Statutory Interpretation of Stock Transfer
In its analysis, the Court referred to LSA-R.S. 12:524, which outlines how title to certificates and shares may be transferred, emphasizing the necessity of endorsement or a power of attorney. However, the Court noted that this requirement could be circumvented under certain circumstances if evidence of ownership was sufficiently compelling. It highlighted that a mere delivery of an unendorsed certificate, if coupled with intent to transfer, could impose an obligation on the owner to complete the transfer. The Court pointed out that the law allows for the potential enforcement of stock transfers even in the absence of explicit endorsements, reflecting a more pragmatic approach to property rights in the context of corporate stock.

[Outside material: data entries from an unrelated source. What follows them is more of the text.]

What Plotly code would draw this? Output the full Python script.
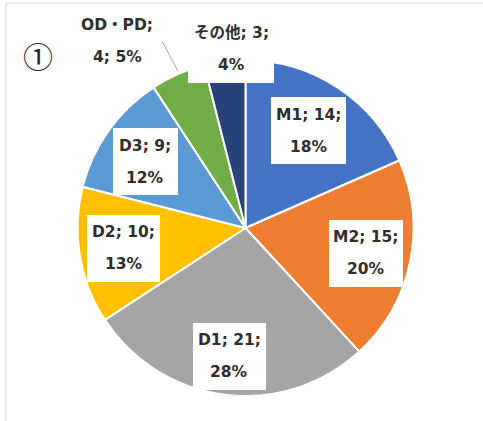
import math
import plotly.graph_objects as go

# ---- data ----
categories = ["M1", "M2", "D1", "D2", "D3", "OD・PD", "その他"]
values = [14, 15, 21, 10, 9, 4, 3]
colors = ["#4472C4", "#ED7D31", "#A5A5A5", "#FFC000", "#5B9BD5", "#70AD47", "#264478"]
panel_label = "①"

# ---- layout / styling ----
W, H = 483, 421
CX, CY, R = 245.5, 228.0, 168.0
lab_r = [0.69, 0.73, 0.77, 0.735, 0.715, 1.35, 1.066]     # label distance / radius
lab_dang = [0, 0, 0, 0, -2, -10.7, 2.5]                   # label angle shift (deg)
box_w = [75, 74, 73, 73, 65, 0, 86]
box_h = 67
line_gap = 16
FONT = "DejaVu Sans, Noto Sans CJK JP, sans-serif"
TXT = "#2e2e2e"


def px(x):
    return x / W


def py(y):
    return 1 - y / H


total = sum(values)
fig = go.Figure(go.Pie(
    labels=categories, values=values, sort=False, direction="clockwise", rotation=0,
    marker=dict(colors=colors, line=dict(color="white", width=2)),
    textinfo="none", hoverinfo="label+value+percent", showlegend=False,
    domain=dict(x=[px(CX - R), px(CX + R)], y=[py(CY + R), py(CY - R)]),
))

annotations = []
shapes = []
cum = 0
for i, (cat, v) in enumerate(zip(categories, values)):
    mid = (cum + v / 2) / total * 360
    cum += v
    ang = math.radians(mid + lab_dang[i])
    lx = CX + lab_r[i] * R * math.sin(ang)
    ly = CY - lab_r[i] * R * math.cos(ang)
    pct = round(v / total * 100)
    if box_w[i] > 0:
        annotations.append(dict(x=px(lx), y=py(ly), xref="paper", yref="paper", text=" ",
                                showarrow=False, width=box_w[i], height=box_h,
                                bgcolor="white", borderpad=0, borderwidth=0,
                                xanchor="center", yanchor="middle"))
    if i == 5:
        line1, line2 = f"{cat};", f"{v}; {pct}%"
        ex = CX + 1.0 * R * math.sin(math.radians(mid))
        ey = CY - 1.0 * R * math.cos(math.radians(mid))
        shapes.append(dict(type="line", xref="paper", yref="paper",
                           x0=px(lx + 45), y0=py(ly + 1), x1=px(ex), y1=py(ey - 3),
                           line=dict(color="#A6A6A6", width=1)))
    else:
        line1, line2 = f"{cat}; {v};", f"{pct}%"
    for t, dy in ((line1, -line_gap), (line2, line_gap)):
        annotations.append(dict(x=px(lx), y=py(ly + dy), xref="paper", yref="paper",
                                text=f"<b>{t}</b>", showarrow=False,
                                font=dict(family=FONT, size=15.5, color=TXT),
                                xanchor="center", yanchor="middle"))

annotations.append(dict(x=px(38), y=py(55), xref="paper", yref="paper", text=panel_label,
                        showarrow=False,
                        font=dict(family="Noto Sans CJK JP", size=30, color="#262626"),
                        xanchor="center", yanchor="middle"))

# chart-area border
shapes.append(dict(type="rect", xref="paper", yref="paper", x0=px(6), y0=py(3),
                   x1=px(W + 20), y1=py(H + 20), line=dict(color="#D9D9D9", width=1),
                   layer="below"))

fig.update_layout(width=W, height=H, margin=dict(l=0, r=0, t=0, b=0),
                  paper_bgcolor="white", plot_bgcolor="white",
                  annotations=annotations, shapes=shapes)
fig.write_html("out.html", config={"displayModeBar": False},
               post_script="document.body.style.margin='0';document.body.style.overflow='hidden';")
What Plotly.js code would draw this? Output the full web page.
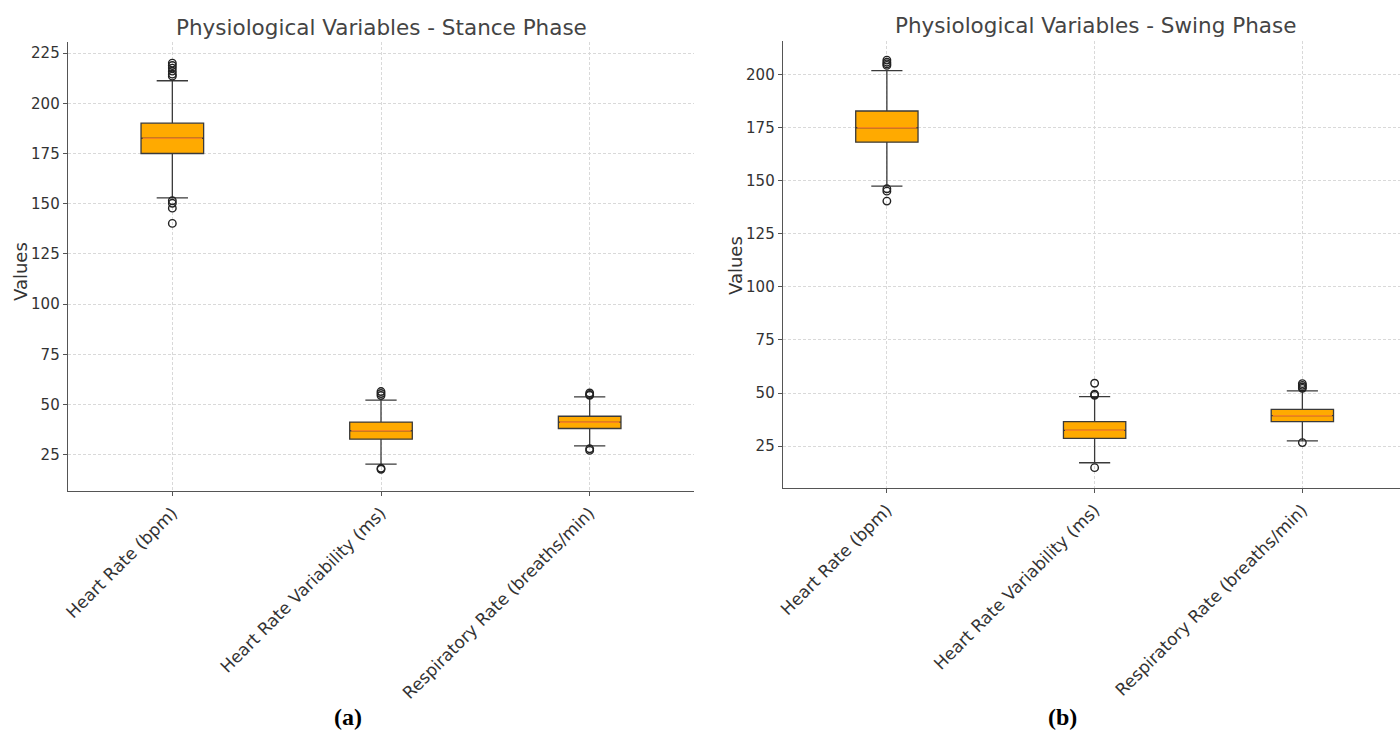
<!DOCTYPE html>
<html>
<head>
<meta charset="utf-8">
<script src="https://cdn.plot.ly/plotly-3.0.1.min.js"></script>
<style>html,body{margin:0;padding:0;background:#fff;}#chart{width:1400px;height:731px;}</style>
</head>
<body>
<div id="chart"></div>
<script>
const categories = ['Heart Rate (bpm)', 'Heart Rate Variability (ms)', 'Respiratory Rate (breaths/min)'];

// Stance phase statistics
const stanceQ1 = [175.0, 32.8, 38.1];
const stanceMedian = [182.6, 37.0, 41.3];
const stanceQ3 = [190.1, 41.3, 44.2];
const stanceLower = [152.9, 20.4, 29.5];
const stanceUpper = [211.2, 52.2, 53.9];
const stanceOutliers = [
  [220.0, 218.8, 217.5, 216.0, 214.5, 213.5, 151.5, 150.2, 147.8, 140.2],
  [56.5, 55.5, 54.5, 18.3, 17.8],
  [55.8, 55.0, 54.6, 28.0, 27.2]
];

// Swing phase statistics
const swingQ1 = [168.3, 28.6, 36.5];
const swingMedian = [175.1, 32.4, 39.3];
const swingQ3 = [183.0, 36.5, 42.3];
const swingLower = [147.6, 17.1, 27.4];
const swingUpper = [202.0, 48.3, 51.0];
const swingOutliers = [
  [207.0, 206.0, 205.2, 204.5, 146.3, 145.2, 140.5],
  [54.6, 49.4, 48.9, 14.8],
  [54.4, 53.6, 52.8, 52.2, 26.6]
];

const titles = ['Physiological Variables - Stance Phase', 'Physiological Variables - Swing Phase'];
const panelLabels = ['(a)', '(b)'];

function makeTraces(q1, med, q3, lo, hi, outl, xa, ya) {
  const box = {
    type: 'box', x: categories, q1: q1, median: med, q3: q3,
    lowerfence: lo, upperfence: hi, boxpoints: false,
    fillcolor: '#FFAA00', line: {color: '#3a3a3a', width: 1.3},
    width: 0.3, whiskerwidth: 0.5, xaxis: xa, yaxis: ya, showlegend: false, hoverinfo: 'skip'
  };
  const medianLine = {
    type: 'box', x: categories, q1: med, median: med, q3: med,
    lowerfence: med, upperfence: med, boxpoints: false,
    fillcolor: 'rgba(0,0,0,0)', line: {color: '#F5821F', width: 1.6},
    width: 0.285, whiskerwidth: 0, xaxis: xa, yaxis: ya, showlegend: false, hoverinfo: 'skip'
  };
  const ox = [], oy = [];
  outl.forEach((arr, i) => arr.forEach(v => { ox.push(categories[i]); oy.push(v); }));
  const pts = {
    type: 'scatter', mode: 'markers', x: ox, y: oy, xaxis: xa, yaxis: ya, showlegend: false,
    marker: {symbol: 'circle-open', size: 7.5, color: '#222', line: {width: 1.4, color: '#222'}}
  };
  return [box, medianLine, pts];
}

const data = [].concat(
  makeTraces(stanceQ1, stanceMedian, stanceQ3, stanceLower, stanceUpper, stanceOutliers, 'x', 'y'),
  makeTraces(swingQ1, swingMedian, swingQ3, swingLower, swingUpper, swingOutliers, 'x2', 'y2')
);

function xax(domain, range, anchor) {
  return {
    domain: domain, range: range, anchor: anchor, type: 'category',
    showline: true, linecolor: '#555', linewidth: 1.3, mirror: false,
    ticks: 'outside', ticklen: 4, tickcolor: '#555', tickangle: -45,
    showgrid: true, gridcolor: '#d9d9d9', griddash: '3px,2px', gridwidth: 1,
    tickfont: {family: 'DejaVu Sans', size: 17, color: '#333'}, zeroline: false
  };
}
function yax(domain, range, anchor) {
  return {
    domain: domain, range: range, anchor: anchor,
    showline: true, linecolor: '#555', linewidth: 1.3, mirror: false,
    ticks: 'outside', ticklen: 4, tickcolor: '#555', dtick: 25, tick0: 0,
    showgrid: true, gridcolor: '#d9d9d9', griddash: '3px,2px', gridwidth: 1,
    tickfont: {family: 'DejaVu Sans', size: 15, color: '#333'}, zeroline: false
  };
}

const layout = {
  width: 1400, height: 731,
  margin: {l: 0, r: 0, t: 0, b: 0},
  paper_bgcolor: '#fff', plot_bgcolor: '#fff',
  boxmode: 'overlay', showlegend: false,
  xaxis: xax([68/1400, 694/1400], [-0.5, 2.5], 'y'),
  yaxis: yax([1 - 491/731, 1 - 42/731], [7, 230.5], 'x'),
  xaxis2: xax([783/1400, 1], [-0.5, 2.47], 'y2'),
  yaxis2: yax([1 - 488/731, 1 - 41/731], [5.2, 216], 'x2'),
  annotations: [
    {text: titles[0], xref: 'paper', yref: 'paper', x: 381/1400, y: 1 - 27/731, xanchor: 'center', yanchor: 'middle', showarrow: false, font: {family: 'DejaVu Sans', size: 21.5, color: '#444'}},
    {text: titles[1], xref: 'paper', yref: 'paper', x: 1095/1400, y: 1 - 26/731, xanchor: 'center', yanchor: 'middle', showarrow: false, font: {family: 'DejaVu Sans', size: 21.5, color: '#444'}},
    {text: 'Values', xref: 'paper', yref: 'paper', x: 20/1400, y: 1 - 272/731, xanchor: 'center', yanchor: 'middle', textangle: -90, showarrow: false, font: {family: 'DejaVu Sans', size: 18, color: '#333'}},
    {text: 'Values', xref: 'paper', yref: 'paper', x: 735/1400, y: 1 - 266/731, xanchor: 'center', yanchor: 'middle', textangle: -90, showarrow: false, font: {family: 'DejaVu Sans', size: 18, color: '#333'}},
    {text: '<b>' + panelLabels[0] + '</b>', xref: 'paper', yref: 'paper', x: 348/1400, y: 1 - 717/731, xanchor: 'center', yanchor: 'middle', showarrow: false, font: {family: 'Liberation Serif', size: 24, color: '#000'}},
    {text: '<b>' + panelLabels[1] + '</b>', xref: 'paper', yref: 'paper', x: 1062/1400, y: 1 - 717/731, xanchor: 'center', yanchor: 'middle', showarrow: false, font: {family: 'Liberation Serif', size: 24, color: '#000'}}
  ]
};

Plotly.newPlot('chart', data, layout, {staticPlot: true});
</script>
</body>
</html>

Conclusion Upholding the Lower Court’s Judgment
Ultimately, the Court concluded that the evidence presented by Thomas, including his long-term possession of the stock certificate and his credible testimony, was sufficient to affirm the lower court's judgment. It found that the statutory requirements for transferring the stock did not bar the enforcement of the transfer under the presented circumstances. The Court underscored the importance of maintaining the circulation of stock within commerce and preventing the unjust enrichment of parties who might claim ownership without adequate evidence. By affirming the lower court's decision, the Court aimed to uphold the principles of equity and ensure that rightful ownership was recognized, reinforcing the notion that technicalities should not obstruct substantive rights.